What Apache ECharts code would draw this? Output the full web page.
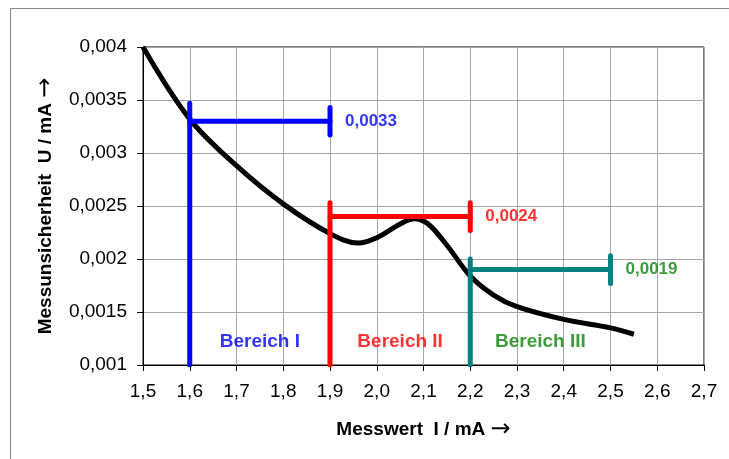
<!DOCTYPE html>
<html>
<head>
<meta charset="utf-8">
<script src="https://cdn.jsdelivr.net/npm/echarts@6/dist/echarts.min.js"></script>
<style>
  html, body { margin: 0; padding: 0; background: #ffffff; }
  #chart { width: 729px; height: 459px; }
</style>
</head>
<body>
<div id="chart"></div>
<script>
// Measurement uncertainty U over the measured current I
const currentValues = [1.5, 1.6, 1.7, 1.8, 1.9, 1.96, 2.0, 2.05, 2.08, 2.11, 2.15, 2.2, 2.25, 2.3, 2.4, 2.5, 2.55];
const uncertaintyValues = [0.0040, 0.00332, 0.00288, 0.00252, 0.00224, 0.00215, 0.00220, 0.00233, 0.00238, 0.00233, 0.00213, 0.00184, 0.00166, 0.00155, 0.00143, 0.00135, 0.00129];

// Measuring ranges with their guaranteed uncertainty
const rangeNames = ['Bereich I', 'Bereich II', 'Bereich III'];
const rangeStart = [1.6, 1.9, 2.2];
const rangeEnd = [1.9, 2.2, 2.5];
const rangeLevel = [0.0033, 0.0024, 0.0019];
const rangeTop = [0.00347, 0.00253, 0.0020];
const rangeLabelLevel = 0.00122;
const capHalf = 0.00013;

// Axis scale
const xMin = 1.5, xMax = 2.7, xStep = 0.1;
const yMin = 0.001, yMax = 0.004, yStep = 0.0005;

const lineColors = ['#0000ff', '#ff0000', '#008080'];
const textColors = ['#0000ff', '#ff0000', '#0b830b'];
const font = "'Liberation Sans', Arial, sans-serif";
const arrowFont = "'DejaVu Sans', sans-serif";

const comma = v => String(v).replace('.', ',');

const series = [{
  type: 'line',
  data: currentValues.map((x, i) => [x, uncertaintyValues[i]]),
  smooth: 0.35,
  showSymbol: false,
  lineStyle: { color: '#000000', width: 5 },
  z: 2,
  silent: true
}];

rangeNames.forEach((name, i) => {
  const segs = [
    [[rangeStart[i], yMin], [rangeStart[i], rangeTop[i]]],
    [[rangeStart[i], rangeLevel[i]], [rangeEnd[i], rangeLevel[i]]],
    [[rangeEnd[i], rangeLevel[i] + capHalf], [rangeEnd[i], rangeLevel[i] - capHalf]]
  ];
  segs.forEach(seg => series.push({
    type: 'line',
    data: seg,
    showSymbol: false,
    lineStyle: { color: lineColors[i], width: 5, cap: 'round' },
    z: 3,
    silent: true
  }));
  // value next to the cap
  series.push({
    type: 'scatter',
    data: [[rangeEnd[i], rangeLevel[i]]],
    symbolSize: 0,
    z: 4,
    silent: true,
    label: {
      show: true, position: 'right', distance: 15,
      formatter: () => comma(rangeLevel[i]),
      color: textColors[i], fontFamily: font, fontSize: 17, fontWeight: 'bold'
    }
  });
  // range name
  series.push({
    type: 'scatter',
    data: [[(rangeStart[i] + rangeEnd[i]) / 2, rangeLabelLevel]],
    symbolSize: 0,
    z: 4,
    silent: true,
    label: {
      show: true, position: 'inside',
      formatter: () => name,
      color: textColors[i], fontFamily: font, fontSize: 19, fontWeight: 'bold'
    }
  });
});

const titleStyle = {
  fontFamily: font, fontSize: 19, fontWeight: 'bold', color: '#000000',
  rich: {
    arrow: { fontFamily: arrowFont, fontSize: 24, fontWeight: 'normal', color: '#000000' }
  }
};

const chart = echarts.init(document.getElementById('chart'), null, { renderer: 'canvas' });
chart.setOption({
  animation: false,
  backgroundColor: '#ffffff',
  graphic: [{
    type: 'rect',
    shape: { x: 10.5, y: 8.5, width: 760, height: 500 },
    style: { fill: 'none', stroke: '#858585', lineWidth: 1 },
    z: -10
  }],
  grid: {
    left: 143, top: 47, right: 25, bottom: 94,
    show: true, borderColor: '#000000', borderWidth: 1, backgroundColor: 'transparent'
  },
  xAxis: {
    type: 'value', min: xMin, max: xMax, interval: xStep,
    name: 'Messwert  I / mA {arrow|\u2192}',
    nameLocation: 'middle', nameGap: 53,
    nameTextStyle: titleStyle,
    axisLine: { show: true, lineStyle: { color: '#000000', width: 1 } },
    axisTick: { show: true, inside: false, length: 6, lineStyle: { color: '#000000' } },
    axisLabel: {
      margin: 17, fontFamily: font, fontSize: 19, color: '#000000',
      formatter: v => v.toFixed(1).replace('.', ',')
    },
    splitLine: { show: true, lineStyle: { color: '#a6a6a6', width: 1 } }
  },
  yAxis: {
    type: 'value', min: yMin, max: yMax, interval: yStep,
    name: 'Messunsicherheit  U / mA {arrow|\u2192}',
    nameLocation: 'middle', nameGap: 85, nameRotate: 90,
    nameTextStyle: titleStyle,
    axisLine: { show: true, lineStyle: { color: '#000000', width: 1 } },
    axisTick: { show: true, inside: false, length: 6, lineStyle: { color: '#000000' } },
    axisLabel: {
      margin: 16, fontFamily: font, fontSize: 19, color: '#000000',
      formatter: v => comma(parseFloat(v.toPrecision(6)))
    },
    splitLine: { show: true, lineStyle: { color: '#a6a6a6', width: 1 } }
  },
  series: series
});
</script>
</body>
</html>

* * *

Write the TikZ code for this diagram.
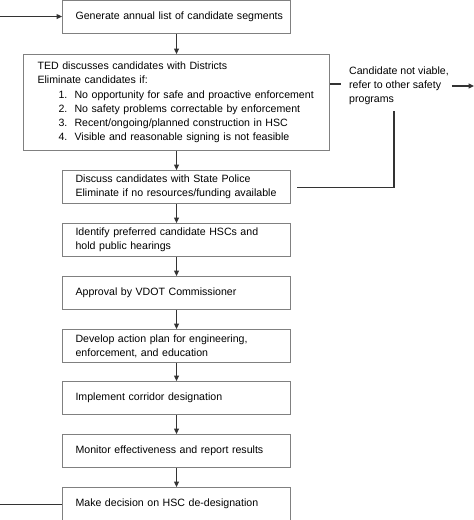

* * *

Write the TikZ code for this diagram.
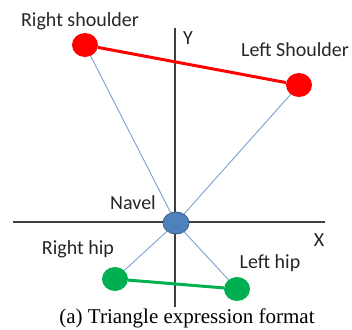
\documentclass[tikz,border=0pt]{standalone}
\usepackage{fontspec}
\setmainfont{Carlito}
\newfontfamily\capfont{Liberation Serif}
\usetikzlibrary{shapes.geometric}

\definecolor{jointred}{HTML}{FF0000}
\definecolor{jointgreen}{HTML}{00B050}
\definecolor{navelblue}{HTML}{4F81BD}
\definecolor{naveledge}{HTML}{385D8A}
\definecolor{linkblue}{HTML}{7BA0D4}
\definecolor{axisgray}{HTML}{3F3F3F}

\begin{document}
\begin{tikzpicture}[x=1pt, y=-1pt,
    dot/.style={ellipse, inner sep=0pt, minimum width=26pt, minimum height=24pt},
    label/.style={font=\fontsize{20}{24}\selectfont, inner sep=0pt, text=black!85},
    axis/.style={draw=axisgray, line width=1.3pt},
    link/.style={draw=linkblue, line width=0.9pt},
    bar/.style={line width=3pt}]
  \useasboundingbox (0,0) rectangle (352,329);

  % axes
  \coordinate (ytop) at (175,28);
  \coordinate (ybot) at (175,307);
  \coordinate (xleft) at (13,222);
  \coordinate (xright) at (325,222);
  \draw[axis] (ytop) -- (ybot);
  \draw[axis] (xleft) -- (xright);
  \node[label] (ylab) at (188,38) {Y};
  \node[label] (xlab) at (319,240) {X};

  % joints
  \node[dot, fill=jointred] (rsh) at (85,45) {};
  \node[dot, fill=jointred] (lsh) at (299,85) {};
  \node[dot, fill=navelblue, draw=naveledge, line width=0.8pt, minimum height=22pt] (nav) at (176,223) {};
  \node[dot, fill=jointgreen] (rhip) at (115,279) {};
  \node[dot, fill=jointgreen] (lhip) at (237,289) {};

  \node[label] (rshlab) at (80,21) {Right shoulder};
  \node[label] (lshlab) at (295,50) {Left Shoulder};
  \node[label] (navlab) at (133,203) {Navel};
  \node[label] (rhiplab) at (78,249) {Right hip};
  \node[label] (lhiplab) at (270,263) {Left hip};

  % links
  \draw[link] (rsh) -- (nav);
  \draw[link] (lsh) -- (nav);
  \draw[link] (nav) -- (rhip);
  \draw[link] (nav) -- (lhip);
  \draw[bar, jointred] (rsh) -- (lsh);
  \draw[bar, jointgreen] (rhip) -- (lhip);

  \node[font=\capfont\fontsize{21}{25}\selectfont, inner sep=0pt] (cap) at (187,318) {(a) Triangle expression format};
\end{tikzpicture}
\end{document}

**Problem statement**
In the listing above, find the line containing "What Apache ECharts" and the line containing "0.00143, 0.00135, 0.00129];", then output those two lines and everything between them exactly as written, without the images.

**Full answer**
What Apache ECharts code would draw this? Output the full web page.
<!DOCTYPE html>
<html>
<head>
<meta charset="utf-8">
<script src="https://cdn.jsdelivr.net/npm/echarts@6/dist/echarts.min.js"></script>
<style>
  html, body { margin: 0; padding: 0; background: #ffffff; }
  #chart { width: 729px; height: 459px; }
</style>
</head>
<body>
<div id="chart"></div>
<script>
// Measurement uncertainty U over the measured current I
const currentValues = [1.5, 1.6, 1.7, 1.8, 1.9, 1.96, 2.0, 2.05, 2.08, 2.11, 2.15, 2.2, 2.25, 2.3, 2.4, 2.5, 2.55];
const uncertaintyValues = [0.0040, 0.00332, 0.00288, 0.00252, 0.00224, 0.00215, 0.00220, 0.00233, 0.00238, 0.00233, 0.00213, 0.00184, 0.00166, 0.00155, 0.00143, 0.00135, 0.00129];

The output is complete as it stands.